Applying Trigonometric Ratios
To really hammer this home, let's chat about why we chose the tangent function. In any right-angled triangle, we have three primary trigonometric ratios: sine (sin), cosine (cos), and tangent (tan). Each one relates an angle to a specific pair of sides.
- Sine (sin):
sin(angle) = Opposite / Hypotenuse. This would be useful if we knew the distance from the top of the tower to the car (the hypotenuse) and wanted to find the height, or vice-versa. - Cosine (cos):
cos(angle) = Adjacent / Hypotenuse. This would help if we knew the hypotenuse and wanted to find the distance from the base of the tower, or vice-versa. - Tangent (tan):
tan(angle) = Opposite / Adjacent. This is our hero for this problem! We know the height of the tower (the side opposite our angle of elevation at the car) and we want to find the distance from the base of the tower (the side adjacent to that angle). The tangent ratio is the only one that directly links these two sides with the angle.

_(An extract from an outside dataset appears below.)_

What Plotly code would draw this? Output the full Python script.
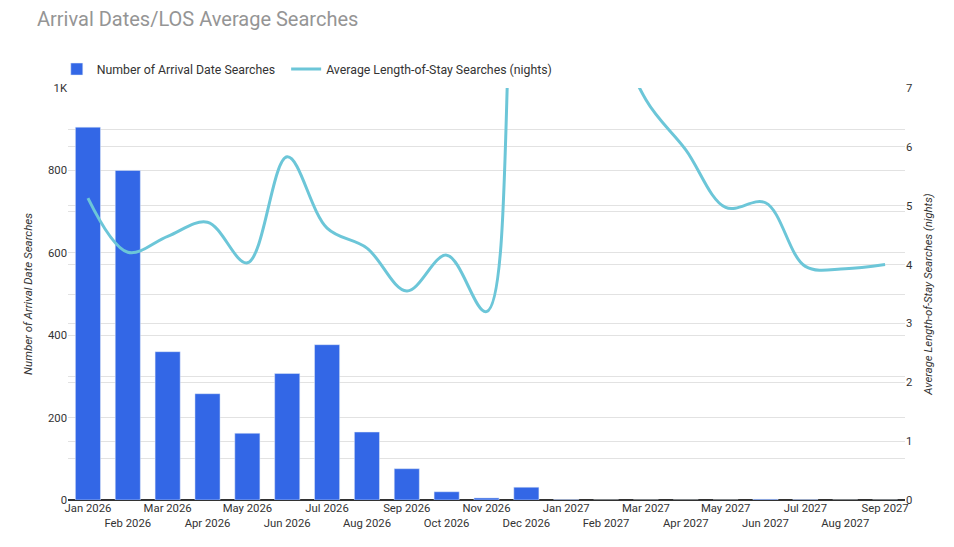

So, when you're faced with a problem like this, the first step after drawing your diagram and identifying your knowns and unknowns is to ask yourself: 'Which sides do I have information about, and which side do I need to find?' Then, match that to the trigonometric ratio that uses those sides. For our problem, it was definitely tan(30°) = 75m / distance. It's all about picking the right tool for the job, and in trigonometry, those tools are sin, cos, and tan!
Real-World Applications of Angle of Depression
Guys, this isn't just textbook stuff; the angle of depression pops up in so many cool real-world scenarios. Think about pilots navigating their planes. They constantly use angles of depression to judge their altitude and descent path. When a pilot looks down at a runway, the angle of depression helps them understand how steeply they need to descend. Surveyors, too, are all over this. They use total stations and other equipment that measure angles precisely to map out land, determine elevations, and calculate distances between points, even when there are obstacles in the way. Imagine building a bridge or a skyscraper – you need to know the exact distances and heights, and angles of depression are fundamental to that.
Even in maritime navigation, understanding angles of depression is crucial. A lookout on a ship might use it to gauge the distance to a buoy or another vessel. And in military applications, it's essential for aiming artillery or missiles – you need to calculate the trajectory based on the angle down to the target. For you gamers out there, game developers use these principles to create realistic physics engines for aiming systems and calculating projectile paths. So, the next time you see a calculation involving an angle of depression, remember it's a powerful tool that helps us understand and interact with the world around us, from the grandest engineering feats to the smallest details on your screen. It's all about using geometry to make sense of the physical space we inhabit.
Conclusion
So there you have it, guys! We've thoroughly explored the concept of the angle of depression, specifically in the context of a car on the ground viewed from a 75m high tower with a 30° angle. We learned that the angle of depression is the angle measured downwards from a horizontal line, and crucially, it's equal to the angle of elevation from the object below. By visualizing this scenario as a right-angled triangle, we were able to apply the tangent trigonometric ratio (tan(30°) = 75m / distance) to calculate that the car is approximately 129.9 meters away from the base of the tower. This problem highlights the practical power of trigonometry in solving real-world distance and height measurements. Keep practicing these types of problems, and you'll find that trigonometry becomes a super handy tool in your problem-solving arsenal! Stay curious and keep exploring the amazing world of math!